The purpose of this experiment is to find the elusive Higgs boson, otherwise known as "the God particle", a particle that may have been present at the creation of the universe.
Of course, all this is raising concerns that the end of the world is nigh: in the imaginative worst case scenario, the LHC could create a black hole that would destroy the earth and everything in it. If this fear is true, the next few hours could spell the end of the world.
And you know what? I feel fine about it.
In the scheme of things, the end of the world wouldn't be so bad, considering how badly things are already going. It's not just the politics or the poverty or the prejudice. Most days, I look out the window and ask: is this all there is?

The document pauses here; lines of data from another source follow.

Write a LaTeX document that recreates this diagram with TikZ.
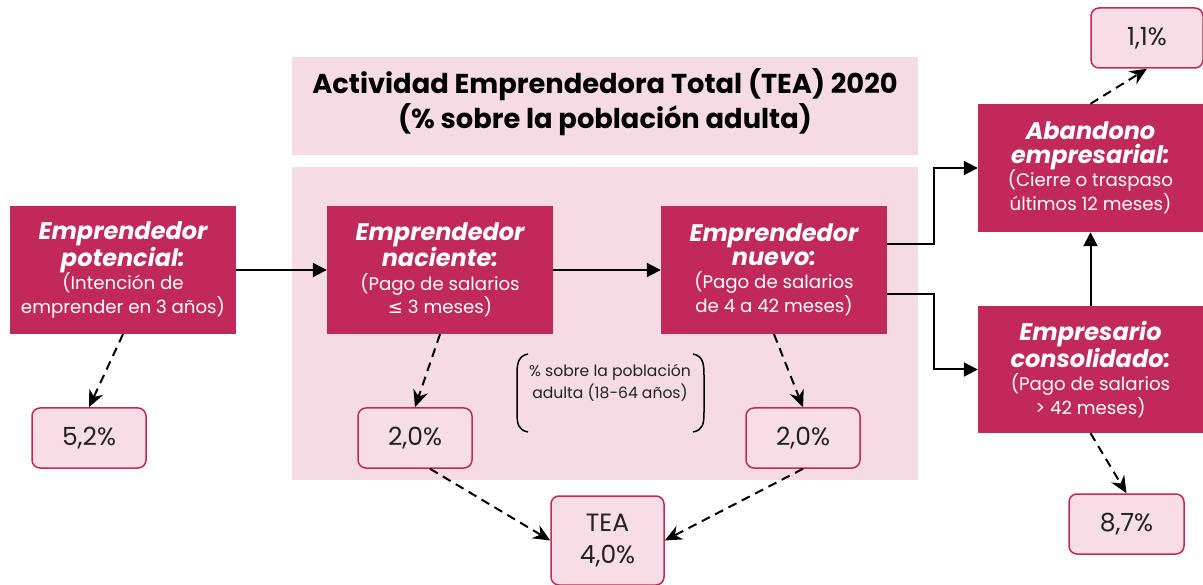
\documentclass[tikz,border=0pt]{standalone}
\usepackage{fontspec}
\setmainfont{Poppins}
\newfontfamily\symf{DejaVu Sans}
\usetikzlibrary{arrows.meta,calc}
\definecolor{dark}{HTML}{C0295A}
\definecolor{lightbg}{HTML}{F5DCE4}
\definecolor{pillfill}{HTML}{F7DDE5}
\definecolor{txt}{HTML}{222222}
\newcommand\hd{\fontsize{24}{26.5}\selectfont\bfseries\itshape}
\begin{document}
\begin{tikzpicture}[x=1pt,y=-1pt,
  darkbox/.style={fill=dark, text=white, minimum width=226pt, minimum height=128pt, inner sep=0pt, align=center, font=\fontsize{18.2}{23.5}\selectfont},
  pillbox/.style={fill=pillfill, draw=dark, line width=1.5pt, rounded corners=8pt, minimum width=114pt, minimum height=60pt, inner sep=0pt, align=center, text=txt, font=\fontsize{25}{32}\selectfont},
  solidarr/.style={line width=2pt, -{Triangle[length=14pt,width=14pt]}},
  dasharr/.style={line width=2pt, dash pattern=on 9pt off 6pt, -{Stealth[length=17pt,width=15pt]}}
]
\useasboundingbox (0,0) rectangle (1203,585);
% backgrounds
\fill[lightbg] (292,57) rectangle (918,155);
\fill[lightbg] (292,167) rectangle (918,480);
\node[align=center, text=black, font=\fontsize{27.3}{35}\selectfont\bfseries] (title) at (605,102) {Actividad Emprendedora Total (TEA) 2020\\(\% sobre la población adulta)};

% dark boxes
\node[darkbox] (pot) at (123,270) {{\hd Emprendedor}\\{\hd potencial:}\\(Intención de\\emprender en 3 años)};
\node[darkbox] (nac) at (440,270) {{\hd Emprendedor}\\{\hd naciente:}\\(Pago de salarios\\{\symf ≤} 3 meses)};
\node[darkbox] (nue) at (774,270) {{\hd Emprendedor}\\{\hd nuevo:}\\(Pago de salarios\\de 4 a 42 meses)};
\node[darkbox, minimum width=225pt] (ab) at (1090.5,168) {{\hd Abandono}\\{\hd empresarial:}\\(Cierre o traspaso\\últimos 12 meses)};
\node[darkbox, minimum width=225pt, minimum height=127pt] (con) at (1090.5,369.5) {{\hd Empresario}\\{\hd consolidado:}\\(Pago de salarios\\> 42 meses)};

% pills
\node[pillbox] (p52) at (89,438) {5,2\%};
\node[pillbox] (p20a) at (415,438) {2,0\%};
\node[pillbox] (p20b) at (803,438) {2,0\%};
\node[pillbox, minimum width=113pt, minimum height=89pt] (tea) at (607.5,540.5) {TEA\\4,0\%};
\node[pillbox, minimum width=112pt] (p11) at (1147,38) {1,1\%};
\node[pillbox, minimum width=115pt] (p87) at (1126.5,524) {8,7\%};

% note with brackets
\node[align=center, text=txt, font=\fontsize{15.6}{22}\selectfont] (note) at (610,383) {\% sobre la población\\adulta (18-64 años)};
\draw[line width=1.5pt] (528,354) .. controls (517,356) and (517,366) .. (517,376) -- (517,412) .. controls (517,424) and (518,430) .. (528,432);
\draw[line width=1.5pt] (693,354) .. controls (704,356) and (704,366) .. (704,376) -- (704,412) .. controls (704,424) and (703,430) .. (693,432);

% solid arrows
\draw[solidarr] (pot.east) -- (nac.west);
\draw[solidarr] (nac.east) -- (nue.west);
\draw[solidarr] ($(nue.east)+(0,-26)$) -- ++(47,0) |- (ab.west);
\draw[solidarr] ($(nue.east)+(0,24)$) -- ++(47,0) |- (con.west);
\draw[solidarr] (con.north) -- (ab.south);

% dashed arrows
\draw[dasharr] (pot.south) -- (p52.north);
\draw[dasharr] (nac.south) -- (p20a.north);
\draw[dasharr] (nue.south) -- (p20b.north);
\draw[dasharr] ($(p20a.south)+(15,0)$) -- (tea.west);
\draw[dasharr] (p20b.south) -- (tea.east);
\draw[dasharr] (ab.north) -- (p11.south);
\draw[dasharr] (con.south) -- (p87.north);
\end{tikzpicture}
\end{document}
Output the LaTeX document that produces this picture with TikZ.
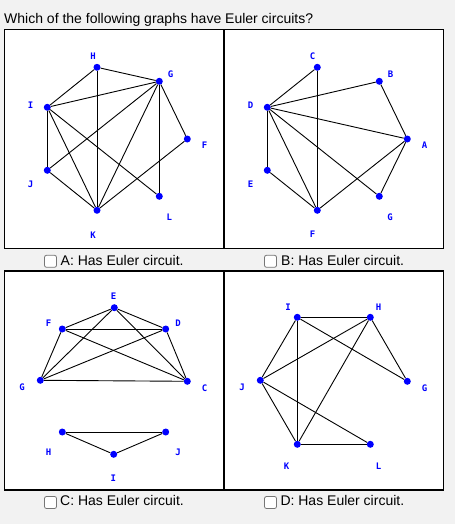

Maybe I've hit a philosophical midlife crisis, but it's getting harder and harder to think of goals that are worthwhile. Right now, the pinnacle of what the world is able to offer is wealth and recognition, and really, that's not a whole lot. But that's just me.
Given the choice, I would have said knowledge, but even that's tied up in an academes that are philosophically stagnant and politically hamstrung.
So maybe the end of the world -- ultimately egalitarian -- wouldn't be so bad.
On the bright side, maybe with the LHC we'll finally be able to build spaceships and warp drives and antigravity. Now that's worth sticking around for.
Who knows, we may even finally get our own superhero.
But seriously, if I had to place any bets, I would say that the world will still be crummy tomorrow. That ain't fine.